Falsifiable Hypothesis Worksheet
A worksheet that takes you through each step of the process, clearly and easy to follow.
Download Your Falsifiable Hypothesis Worksheet
TL;DR
Before a single ad goes live or a single email gets written, identify what you're changing and what you're watching.
Your independent variable is the exact action you're taking. Not "improving social media," but something specific: running video ads on LinkedIn targeting nonprofit program directors.
Your dependent variable is the measurable outcome that shifts in response to that action.
Here's a real example. You notice that nonprofit program directors click your LinkedIn ads at a higher rate than other audiences. You want to test whether targeting that segment specifically outperforms the others.
Independent variable: targeting nonprofit program directors as a defined segment.
Dependent variable: a 15% increase in demo requests compared to the control group, measured over 30 days.
The more specific both variables are before you start, the more useful the data is when you finish. The tighter and more defined your audience segment, the easier it is to detect a real signal. A hypothesis tested against a broad, loosely defined group produces results that are harder to read.
Most teams skip this step. It's the most critical part of the process.
A failure threshold is the specific condition under which your hypothesis is disproved. It should be written before the campaign launches, not after you've seen the numbers.
It sounds like this: "If the demo request rate does not increase by at least 15% over the next 30 days compared to the control group, this hypothesis is disproven."
Think of it as a strategic circuit breaker. It keeps the goalpost fixed. It prevents the natural impulse to reinterpret disappointing data as a partial win. And it gives you something concrete to act on when the test ends.
You're not trying to prove your idea works. You're trying to reject the null hypothesis, the idea that your change had no effect at all. That's the more honest version of the question, and it's harder to talk yourself out of when the numbers don't cooperate.
Worth noting: a 15% lift is only meaningful if the test ran long enough and reached enough people to produce a reliable result. Ending a test early because it looks promising is just as misleading as moving the goalpost.
If the threshold isn't met, you have a clear path:
Each of those is a direction informed by data, not a guess. If you can't write the failure sentence before you launch, you're not ready to test yet.

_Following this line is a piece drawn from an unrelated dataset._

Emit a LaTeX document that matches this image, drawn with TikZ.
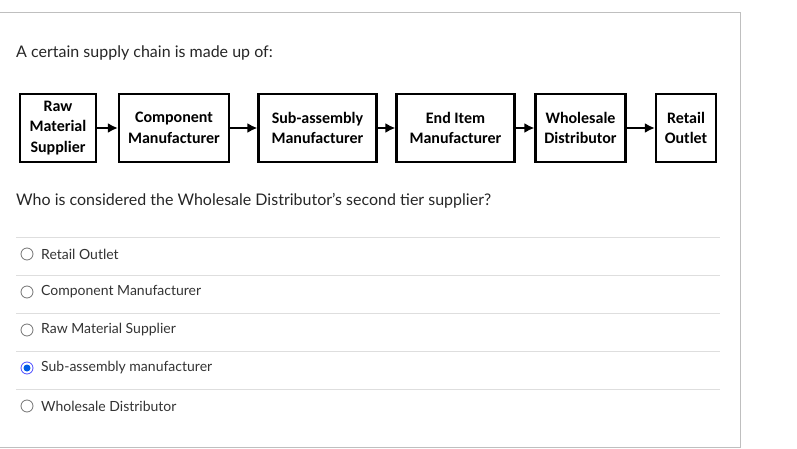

Words like "engagement," "interest," and "visibility" feel meaningful. They're not measurable. And if it can't be measured, it can't be tested.
Vague: "Increase customer interest in our services."
Operational: "Increase Contact Us form submissions from nonprofit segment visitors by 20% over 60 days."
The operational version tells you what's being tracked, who it applies to, and when you'll know if it worked. That's the version worth building a campaign around.
Likes are a classic example of a number that moves without meaning much. They don't reliably connect to purchasing behavior or long-term business outcomes. When you're setting up a hypothesis, make sure the dependent variable connects to a real business result.
When data comes in and a result looks positive, slow down before calling it a win.
Ask what else could have produced it.
Seasonal shifts in your audience's behavior. Competitors running a similar campaign in the same window. Platform algorithm changes that affected reach. A news cycle that made your audience more or less receptive. Any of these can create false positives for a weak plan or false negatives for a strong one.
There's also a subtler problem: selection bias. If your LinkedIn ads primarily reach people who already follow you, a 15% lift might not be new growth. It might just be an echo. The control group and the challenger need to reach genuinely comparable audiences.
You don't need a perfectly isolated environment. But you do need a control group and a challenger running at the same time. That's what a well-structured A/B test does. When both groups face the same external conditions simultaneously, the noise cancels out.
A before-and-after comparison can't do that. Too much changes between periods. The only way to isolate what your change actually did is to run it in parallel.
Weak hypothesis: "Our new pitch is better." No floor. No timeline. No comparison point. Success criteria: more leads. That's not a test.
Strong hypothesis: "Because meeting-to-proposal rates have stalled, if we lead with the service design case study in our pitch deck, then conversions will increase."
Failure condition: "If conversion stays below a 5% baseline over 30 days, the case study was not the value driver."
Success criteria: a 10% conversion rate, a 5-point increase over baseline, relative to the control group, within 30 days.
The strong version doesn't guarantee a better result. It guarantees clarity. You'll know what worked, what didn't, and where to go next.
Look at your current marketing plan. Can you name the exact action you're taking, the exact outcome you're watching, and the specific number that would tell you the hypothesis failed? If you can't answer all three, that's where you start.